Question

Prove by induction that if $$T(n)=1+T(\lfloor n / 2\rfloor), T(0)=0,$$ and $$2^{r-1} \leq$$ $$n<2^{r}, r \geq 1,$$ then $$T(n)=r$$

Answer

**step1 Formulate the Statement to be Proven by Induction**

We want to prove the statement P(r): "For any integer $$n$$ such that $$2^{r-1} \leq n < 2^r$$, it holds that $$T(n)=r$$". We will prove this statement for all integers $$r \geq 1$$ using the principle of mathematical induction.

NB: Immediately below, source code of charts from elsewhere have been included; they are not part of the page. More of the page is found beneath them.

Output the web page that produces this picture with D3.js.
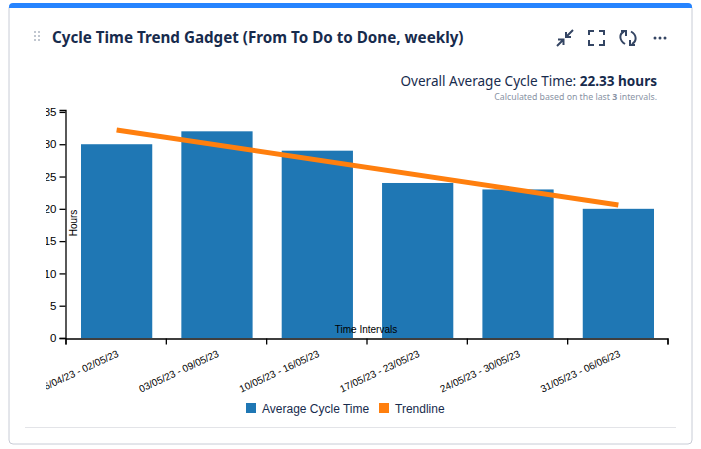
<!DOCTYPE html>
<html>
<head>
<meta charset="utf-8">
<script src="https://cdn.jsdelivr.net/npm/d3@7"></script>
<style>
  html, body { margin: 0; padding: 0; background: #fff; overflow: hidden; }
  svg { display: block; }
  .axis text { font-family: "Liberation Sans", Arial, sans-serif; fill: #000; }
  .axis path, .axis line { stroke: #000; stroke-width: 1.3; }
</style>
</head>
<body>
<svg id="chart" width="701" height="449"></svg>
<script>
var intervals = ["26/04/23 - 02/05/23", "03/05/23 - 09/05/23", "10/05/23 - 16/05/23",
                 "17/05/23 - 23/05/23", "24/05/23 - 30/05/23", "31/05/23 - 06/06/23"];
var cycleTimes = [30, 32, 29, 24, 23, 20];
var trendValues = [32.2, 20.6];
var yTicks = [0, 5, 10, 15, 20, 25, 30, 35];
var legendNames = ["Average Cycle Time", "Trendline"];
var legendColors = ["#1f77b4", "#ff7f0e"];

var svg = d3.select("#chart");
var navy = "#172b4d";

// card
svg.append("rect").attr("x", 9).attr("y", 4).attr("width", 683).attr("height", 440).attr("rx", 4)
  .attr("fill", "#fff").attr("stroke", "#c8ccd6").attr("stroke-width", 1);
svg.append("path").attr("d", "M9,8 V7 Q9,3 13,3 H688 Q692,3 692,7 V8 Z").attr("fill", "#2684ff");
svg.append("line").attr("x1", 25).attr("x2", 676).attr("y1", 427.5).attr("y2", 427.5).attr("stroke", "#e3e4e8");

// drag handle
var dots = d3.cross([34, 38], [31, 35, 39]);
svg.selectAll(".grip").data(dots).enter().append("rect").attr("class", "grip")
  .attr("x", function(d) { return d[0]; }).attr("y", function(d) { return d[1]; })
  .attr("width", 2).attr("height", 2).attr("fill", "#c1c7d0");

svg.append("text").attr("x", 52).attr("y", 43).attr("fill", navy)
  .style("font", "bold 15.2px 'Noto Sans'").text("Cycle Time Trend Gadget (From To Do to Done, weekly)");

var head = svg.append("text").attr("x", 657).attr("y", 86).attr("text-anchor", "end").attr("fill", navy)
  .style("font", "13.55px 'Noto Sans'");
head.append("tspan").text("Overall Average Cycle Time: ");
head.append("tspan").attr("font-weight", "bold").text("22.33 hours");
var sub = svg.append("text").attr("x", 657).attr("y", 100).attr("text-anchor", "end").attr("fill", "#8993a4")
  .style("font", "8.75px 'Noto Sans'");
sub.append("tspan").text("Calculated based on the last ");
sub.append("tspan").attr("font-weight", "bold").text("3");
sub.append("tspan").text(" intervals.");

// toolbar icons
var icon = svg.append("g").attr("fill", "none").attr("stroke", "#344563").attr("stroke-width", 2);
icon.append("path").attr("d", "M557,46 L563,40 M558,39.5 H563.5 V45 M573,30 L566,37 M566,32 V37 H571");
icon.append("path").attr("d", "M589,35 V31 H594 M599,31 H604 V35 M589,40 V45 H594 M599,45 H604 V40");
icon.append("path").attr("d", "M625,44 C619,40 619,34 624,31.5 M621,31 H626 V36 M631,31.5 C637,35 637,41 632,44 M635,45 H630 V40");
svg.selectAll(".more").data([655, 660, 665]).enter().append("circle").attr("class", "more")
  .attr("cx", function(d) { return d; }).attr("cy", 38).attr("r", 1.5).attr("fill", "#344563");

// scales
var x = d3.scaleBand().domain(intervals).range([81, 654]).paddingInner(0.29);
var xEdge = d3.scaleLinear().domain([0, intervals.length]).range([65.5, 667.5]);
var y = d3.scaleLinear().domain([0, 35.3]).range([338, 110]);

var defs = svg.append("defs");
defs.append("clipPath").attr("id", "plotClip").append("rect")
  .attr("x", 46).attr("y", 100).attr("width", 640).attr("height", 300);

var plot = svg.append("g").attr("clip-path", "url(#plotClip)");

plot.selectAll(".bar").data(cycleTimes).enter().append("rect").attr("class", "bar")
  .attr("x", function(d, i) { return x(intervals[i]); })
  .attr("width", x.bandwidth())
  .attr("y", function(d) { return y(d); })
  .attr("height", function(d) { return y(0) - y(d); })
  .attr("fill", legendColors[0]);

// trendline runs from first bar centre to last bar centre
var trendX = [intervals[0], intervals[intervals.length - 1]];
plot.append("path")
  .attr("d", d3.line()
    .x(function(d, i) { return x(trendX[i]) + x.bandwidth() / 2; })
    .y(function(d) { return y(d); })(trendValues))
  .attr("fill", "none").attr("stroke", legendColors[1]).attr("stroke-width", 5);

// y axis
plot.append("g").attr("class", "axis").attr("transform", "translate(65.5,0)")
  .call(d3.axisLeft(y).tickValues(yTicks).tickSize(6).tickPadding(3))
  .selectAll("text").style("font-size", "11.5px");

// x axis: ticks sit on the interval edges, labels under the bars
plot.append("g").attr("class", "axis").attr("transform", "translate(0,338.5)")
  .call(d3.axisBottom(xEdge).tickValues(d3.range(intervals.length + 1)).tickFormat("").tickSize(6));
var labels = plot.append("g").attr("class", "axis").attr("transform", "translate(0,338.5)")
  .call(d3.axisBottom(x).tickSize(0).tickPadding(7));
labels.select(".domain").remove();
labels.selectAll("text")
  .style("font-size", "10px")
  .attr("text-anchor", "end")
  .attr("dx", "-5px").attr("dy", "10px")
  .attr("transform", "rotate(-25)");

plot.append("text").attr("x", 366).attr("y", 333).attr("text-anchor", "middle")
  .style("font", "10px 'Liberation Sans'").attr("fill", "#000").text("Time Intervals");
plot.append("text").attr("transform", "translate(77,223) rotate(-90)").attr("text-anchor", "middle")
  .style("font", "10px 'Liberation Sans'").attr("fill", "#000").text("Hours");

// legend
var legendX = [246, 379];
var legend = svg.selectAll(".legend").data(legendNames).enter().append("g").attr("class", "legend")
  .attr("transform", function(d, i) { return "translate(" + legendX[i] + ",403)"; });
legend.append("rect").attr("width", 10).attr("height", 10)
  .attr("fill", function(d, i) { return legendColors[i]; });
legend.append("text").attr("x", 16).attr("y", 10).attr("fill", navy)
  .style("font", "12px 'Liberation Sans'").text(function(d) { return d; });
</script>
</body>
</html>
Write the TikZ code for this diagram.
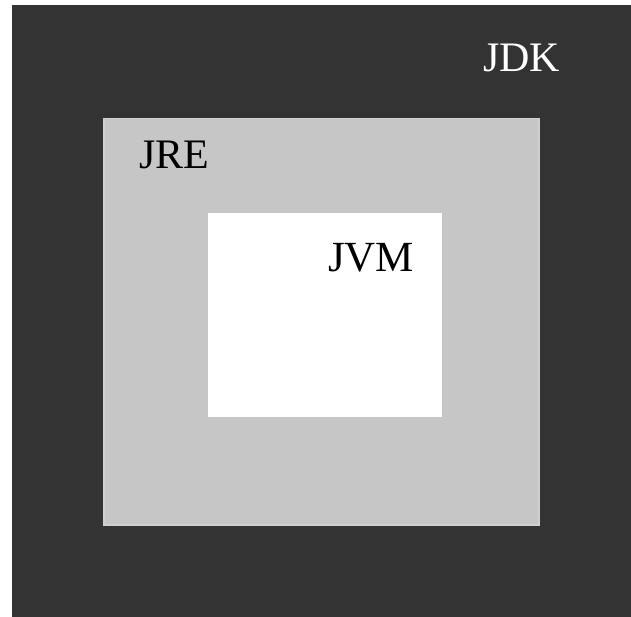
\documentclass[tikz,border=0pt]{standalone}
\usepackage{fontspec}
\setmainfont{Liberation Serif}
\usepackage{xcolor}
\usetikzlibrary{positioning}
\definecolor{jdkgray}{RGB}{51,51,51}
\definecolor{jregray}{RGB}{198,198,198}
\definecolor{jreedge}{RGB}{208,208,208}

\begin{document}
\begin{tikzpicture}[x=1pt, y=-1pt]
    \tikzstyle{layer} = [rectangle, inner sep=0pt, anchor=north west]
    \tikzstyle{tag} = [inner sep=0pt, anchor=base west, font=\fontsize{42}{48}\selectfont]

    \useasboundingbox (0,0) rectangle (631,617);
    \fill [white] (0,0) rectangle (631,617);

    % nested boxes
    \node [layer, fill=jdkgray, minimum width=619pt, minimum height=612pt] (jdk) at (12,5) {};
    \node [layer, fill=jregray, draw=jreedge, line width=1.5pt, minimum width=435pt, minimum height=406pt] (jre) at (103,118) {};
    \node [layer, fill=white, minimum width=234pt, minimum height=204pt] (jvm) at (208,213) {};

    % labels
    \node [tag, text=white] (jdklabel) at (483,72) {JDK};
    \node [tag, text=black] (jrelabel) at (139,169) {JRE};
    \node [tag, text=black, font=\fontsize{43}{48}\selectfont] (jvmlabel) at (328,272) {JVM};
\end{tikzpicture}
\end{document}
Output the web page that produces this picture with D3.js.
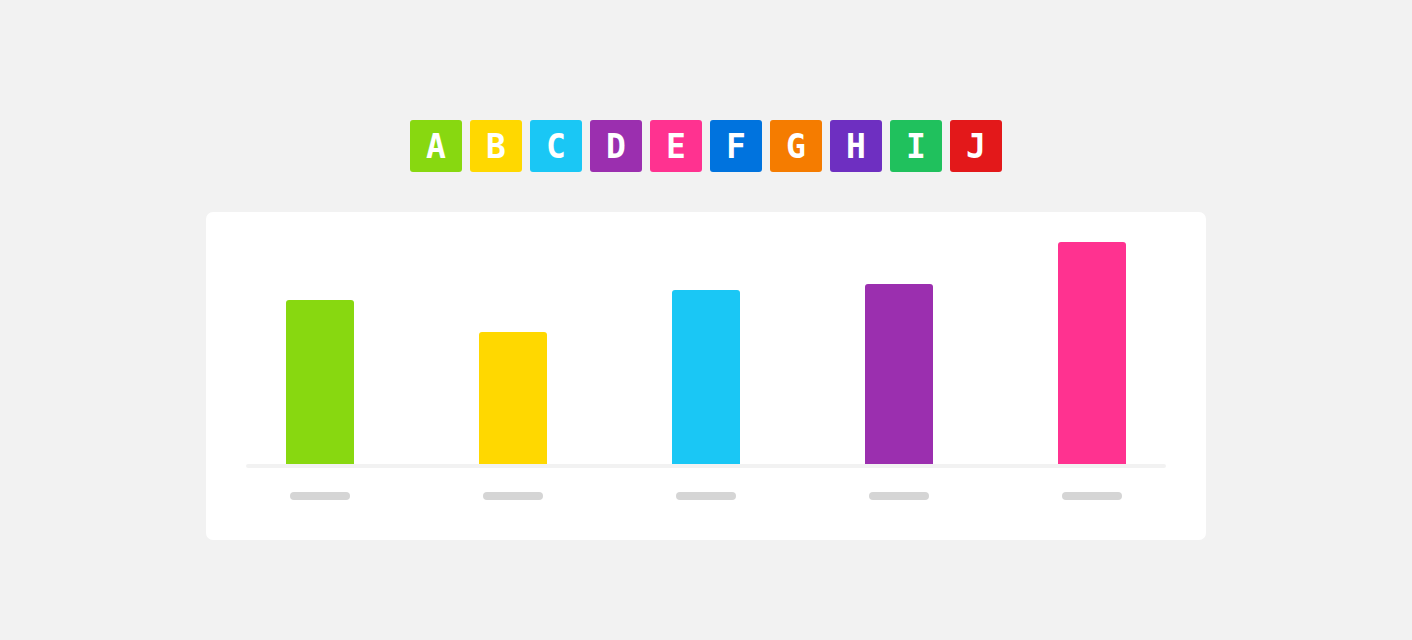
<!DOCTYPE html>
<html><head><meta charset="utf-8">
<script src="https://cdn.jsdelivr.net/npm/d3@7"></script>
<style>html,body{margin:0;padding:0;background:#f2f2f2;}svg{display:block;}</style>
</head><body>
<svg id="c" width="1412" height="640"></svg>
<script>
const legendKeys = ["A","B","C","D","E","F","G","H","I","J"];
const legendColors = ["#88d810","#ffd800","#1ac7f5","#9b2faf","#ff3290","#0073de","#f57c00","#6e2fc1","#20c15d","#e3181a"];
const categories = ["A","B","C","D","E"];
const values = [164, 132, 174, 180, 222];

const svg = d3.select("#c");
svg.append("rect").attr("width",1412).attr("height",640).attr("fill","#f2f2f2");

// legend
const lx = d3.scaleBand().domain(legendKeys).range([410, 1002]).paddingInner(8/60);
const lg = svg.append("g").selectAll("g").data(legendKeys).join("g")
  .attr("transform", d => `translate(${lx(d)},120)`);
lg.append("rect").attr("width", lx.bandwidth()).attr("height", 52).attr("rx", 3)
  .attr("fill", (d,i) => legendColors[i]);
lg.append("text").attr("x", lx.bandwidth()/2).attr("y", 38).attr("text-anchor","middle")
  .attr("fill","#fff").attr("font-family","'DejaVu Sans Mono', monospace").attr("font-weight","bold")
  .attr("font-size", 33).text(d => d);

// card
svg.append("rect").attr("x",206).attr("y",212).attr("width",1000).attr("height",328).attr("rx",7).attr("fill","#fff");

const x = d3.scalePoint().domain(categories).range([246, 1166]).padding(74/193);
const y = d3.scaleLinear().domain([0, 250]).range([464, 214]);
const bw = 68, r = 3;

svg.append("g").selectAll("path").data(categories).join("path")
  .attr("fill", (d,i) => legendColors[i])
  .attr("d", (d,i) => {
    const x0 = Math.round(x(d) - bw/2 + 0.4), x1 = x0 + bw, y0 = y(values[i]), yb = y(0);
    return `M${x0},${yb}V${y0+r}Q${x0},${y0} ${x0+r},${y0}H${x1-r}Q${x1},${y0} ${x1},${y0+r}V${yb}Z`;
  });

// axis line
svg.append("rect").attr("x",246).attr("y",464).attr("width",920).attr("height",4).attr("rx",2).attr("fill","#f2f2f2");

// placeholder labels
svg.append("g").selectAll("rect").data(categories).join("rect")
  .attr("x", d => Math.round(x(d) - 30 + 0.4)).attr("y", 492).attr("width", 60).attr("height", 8).attr("rx", 4)
  .attr("fill", "#d5d5d5");
</script>
</body></html>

**step2 Base Case Verification for r=1**

For the base case, we verify the statement for the smallest possible value of $$r$$, which is $$r=1$$.

If $$r=1$$, the condition $$2^{r-1} \leq n < 2^r$$ becomes $$2^{1-1} \leq n < 2^1$$.

This simplifies to $$2^0 \leq n < 2^1$$, which means $$1 \leq n < 2$$.

The only integer value of $$n$$ that satisfies this condition is $$n=1$$.

We need to show that $$T(1)=1$$. Using the given recurrence relation $$T(n)=1+T(\lfloor n / 2\rfloor)$$ and the base condition $$T(0)=0$$:

$$T(1) = 1 + T(\lfloor 1/2 \rfloor)$$

$$T(1) = 1 + T(0)$$

$$T(1) = 1 + 0$$

$$T(1) = 1$$

Since $$T(1)=1$$ and our target value for $$T(n)$$ is $$r=1$$, the base case holds true.

**step3 Formulate the Inductive Hypothesis**

Assume that the statement P(k) is true for some arbitrary integer $$k \geq 1$$.

This means that for any integer $$m$$ such that $$2^{k-1} \leq m < 2^k$$, it holds that $$T(m)=k$$.

**step4 Inductive Step: Proving P(k+1) is True**

We need to prove that P(k+1) is true. That is, we must show that for any integer $$n$$ such that $$2^{(k+1)-1} \leq n < 2^{k+1}$$, it holds that $$T(n)=k+1$$.

Let $$n$$ be an integer satisfying the condition for P(k+1):

$$2^k \leq n < 2^{k+1}$$

We use the given recurrence relation for $$T(n)$$, which is $$T(n) = 1 + T(\lfloor n/2 \rfloor)$$.

Next, let's determine the range of values for $$\lfloor n/2 \rfloor$$. We can do this by dividing the inequality $$2^k \leq n < 2^{k+1}$$ by 2:

$$\frac{2^k}{2} \leq \frac{n}{2} < \frac{2^{k+1}}{2}$$

$$2^{k-1} \leq \frac{n}{2} < 2^k$$

Now, we apply the floor function. Since $$2^{k-1}$$ and $$2^k$$ are integers, we have:

$$2^{k-1} \leq \lfloor n/2 \rfloor < 2^k$$

Let $$m = \lfloor n/2 \rfloor$$. The range for $$m$$ is $$2^{k-1} \leq m < 2^k$$. This range for $$m$$ exactly matches the condition for which our inductive hypothesis P(k) applies.

Therefore, by the inductive hypothesis P(k), we can conclude that $$T(m)=k$$, which means $$T(\lfloor n/2 \rfloor) = k$$.

Substitute this back into the recurrence relation for $$T(n)$$:

$$T(n) = 1 + T(\lfloor n/2 \rfloor)$$

$$T(n) = 1 + k$$

Thus, for any integer $$n$$ such that $$2^k \leq n < 2^{k+1}$$, we have $$T(n) = k+1$$. This successfully proves P(k+1).

**step5 Conclusion**

By the principle of mathematical induction, the statement P(r) is true for all integers $$r \geq 1$$. Therefore, if $$T(n)=1+T(\lfloor n / 2\rfloor)$$, $$T(0)=0$$, and $$2^{r-1} \leq n < 2^{r}$$, for $$r \geq 1$$, then $$T(n)=r$$.